Theoretical study of the excitation, spectral characteristics, and geometrical attenuation of regional seismic phases

Abstract

We present a theoretical study of the generation and geometrical attenuation of regional crustal phases. We do this through the computation of seismograms in the epicentral distance range from 60 to 500 km. The geometrical attenuation of Lg waves with epicentral distance is of the form r^−0.83. Pg wave amplitudes display a much stronger decay of the form r^−1.5. The spectral density of the crustal transfer function for Pg waves is relatively flat for frequencies between 0.1 and 5 Hz while Lg wave spectra strongly fall off beyond 2 to 3 Hz.
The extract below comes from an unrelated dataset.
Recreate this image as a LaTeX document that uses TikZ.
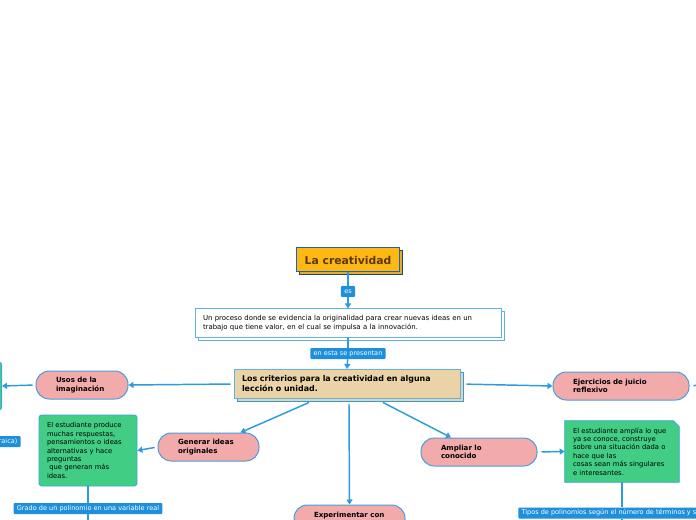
\documentclass[tikz,border=0pt]{standalone}
\usepackage{fontspec}
\setmainfont{DejaVu Sans}
\usetikzlibrary{arrows.meta,shadows,backgrounds}
\definecolor{lineblue}{HTML}{2C9BE0}
\definecolor{labblue}{HTML}{1E90DB}
\definecolor{orangefill}{HTML}{FDB813}
\definecolor{titletext}{HTML}{5A3608}
\definecolor{titleborder}{HTML}{1F63B8}
\definecolor{lightborder}{HTML}{5DB3E6}
\definecolor{tanfill}{HTML}{E9D3A7}
\definecolor{pinkfill}{HTML}{F2AAAA}
\definecolor{pinkborder}{HTML}{4A9DDC}
\definecolor{greenfill}{HTML}{42CD84}
\definecolor{greenborder}{HTML}{3FA6D6}
\begin{document}
\begin{tikzpicture}[x=0.75pt,y=-0.75pt,
  conn/.style={draw=lineblue, line width=1.1pt},
  arr/.style={conn,-{Triangle[width=4.5pt,length=3.75pt]}},
  lab/.style={fill=labblue, text=white, font=\fontsize{4.9}{5.5}\selectfont, rounded corners=0.75pt, inner xsep=2.5pt, inner ysep=0pt, minimum height=8.25pt},
  pill/.style={draw=pinkborder, fill=pinkfill, line width=0.75pt, rounded corners=10pt, minimum height=21pt, inner xsep=15pt, inner ysep=0pt, align=left, font=\bfseries\fontsize{5.3}{6.3}\selectfont},
  greenbox/.style={fill=greenfill, draw=greenborder, line width=0.6pt, rounded corners=2pt, inner xsep=6pt, inner ysep=0pt, align=left, font=\fontsize{5.1}{6.3}\selectfont},
  titlebox/.style={draw=titleborder, fill=orangefill, line width=0.75pt, minimum width=77.25pt, minimum height=18pt, text=titletext, font=\bfseries\fontsize{8.1}{9}\selectfont,
    copy shadow={shadow xshift=2.25pt, shadow yshift=-2.25pt, draw=titleborder!70!black, fill=orangefill!80!gray}},
  procbox/.style={draw=lightborder, fill=white, line width=0.75pt, text width=217.5pt, inner xsep=6pt, inner ysep=0pt, minimum height=21pt, align=left, font=\fontsize{5.2}{6.75}\selectfont,
    copy shadow={shadow xshift=2.25pt, shadow yshift=-2.25pt, draw=lightborder, fill=white}},
  critbox/.style={draw=lightborder, fill=tanfill, line width=0.75pt, text width=157.5pt, inner xsep=6pt, inner ysep=0pt, minimum height=21.75pt, align=left, font=\bfseries\fontsize{5.95}{7.5}\selectfont,
    copy shadow={shadow xshift=2.25pt, shadow yshift=-2.25pt, draw=lineblue, fill=tanfill}}
]
\useasboundingbox (0,0) rectangle (696,520);
\begin{scope}[on background layer]
\fill[white] (0,0) rectangle (696,520);
\end{scope}
\clip (0,0) rectangle (696,520);

% main column
\node[titlebox] (title) at (348,260) {La creatividad};
\node[lab] (es) at (348,291.5) {es};
\node[procbox] (proc) at (348,323) {Un proceso donde se evidencia la originalidad para crear nuevas ideas en un\\ trabajo que tiene valor, en el cual se impulsa a la innovación.};
\node[lab] (pres) at (348,353.5) {en esta se presentan};
\node[critbox] (crit) at (347,384) {Los criterios para la creatividad en alguna\\ lección o unidad.};

% pills
\node[pill, text width=39pt] (usos) at (82,385) {Usos de la\\ imaginación};
\node[pill, text width=45.75pt] (gen) at (208.5,447) {Generar ideas\\ originales};
\node[pill, text width=72pt] (ejer) at (621,386) {Ejercicios de juicio\\ reflexivo};
\node[pill, text width=57pt] (ampl) at (479,452) {Ampliar lo\\ conocido};
\node[pill, text width=53.25pt] (exp) at (349.5,519) {Experimentar con\\ \phantom{x}};

% green boxes
\node[greenbox, minimum width=30pt, minimum height=36pt, anchor=east] (gl) at (2,386) {};
\node[greenbox, text width=61.5pt, minimum height=53.25pt] (g1) at (88,450.5) {El estudiante produce\\ muchas respuestas,\\ pensamientos o ideas\\ alternativas y hace\\ preguntas\\ \ que generan más\\ ideas.};
\node[inner xsep=6pt, inner ysep=0pt, text width=73.5pt, minimum height=45.75pt, align=left, font=\fontsize{5.1}{6.3}\selectfont] (g2) at (622,451.5) {El estudiante amplía lo que\\ ya se conoce, construye\\ sobre una situación dada o\\ hace que las\\ cosas sean más singulares\\ e interesantes.};
\begin{scope}[on background layer]
\filldraw[fill=greenfill, draw=greenborder, line width=0.6pt] (g2.north west) -- ([shift={(-6,0)}]g2.north east) -- ([shift={(0,6)}]g2.north east) -- (g2.south east) -- (g2.south west) -- cycle;
\end{scope}

% small labels
\node[lab, anchor=east] (raica) at (21,441.5) {raica)};
\node[lab] (grado) at (88,508.5) {Grado de un polinomio en una variable real};
\node[lab, anchor=west] (tipos) at (518,513) {Tipos de polinomios según el número de términos y s};
\coordinate (gbot) at (88,525);
\coordinate (tbot) at (622,525);
\coordinate (eR) at (700,385);

% connectors
\draw[conn] (title) -- (es);
\draw[arr] (es) -- (proc.north);
\draw[conn] (proc) -- (pres);
\draw[arr] (pres) -- (crit.north);
\draw[arr, shorten <=2.25pt] (crit.west) -- (usos.east);
\draw[arr, shorten <=2.25pt] (usos.west) -- (gl.east);
\draw[arr, shorten <=4.5pt] (crit.east) -- (ejer.west);
\draw[conn, shorten <=3pt] (ejer.east) -- (eR);
\draw[arr] ([shift={(-38,3.5)}]crit.south) -- ([shift={(32,0)}]gen.north);
\draw[arr] ([shift={(36,3.5)}]crit.south) -- ([shift={(-28,0)}]ampl.north);
\draw[arr] ([shift={(2,5)}]crit.south) -- (exp.north);
\draw[arr, shorten <=2.25pt] (gen.west) -- (g1.east);
\draw[arr, shorten <=3pt] (ampl.east) -- (g2.west);
\draw[conn] (g1.south) -- (grado.north);
\draw[conn] (grado.south) -- (gbot);
\draw[conn] (g2.south) -- (g2.south |- tipos.north);
\draw[conn] (g2.south |- tipos.south) -- (tbot);
\end{tikzpicture}
\end{document}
The excitation of Pg wave is insensitive to the depth of the source within the crust while the Lg amplitude is about 50 per cent higher for a source in the upper and middle crust than in the lower crust. The amplitudes of these two phases drastically decrease when the source is below the Moho. These results illustrate the important role of wave guide played by the crust for the propagation of Lg and Pg. We find that the geometrical attenuation of Pg and Lg waves is independent of source mechanisms. In the case of an explosion, the excitation of Pg is insensitive to the source depth. The Lg wave amplitude is small in comparison to Pg and Rayleigh waves and depends on the closeness of the source to an interface or to the free surface.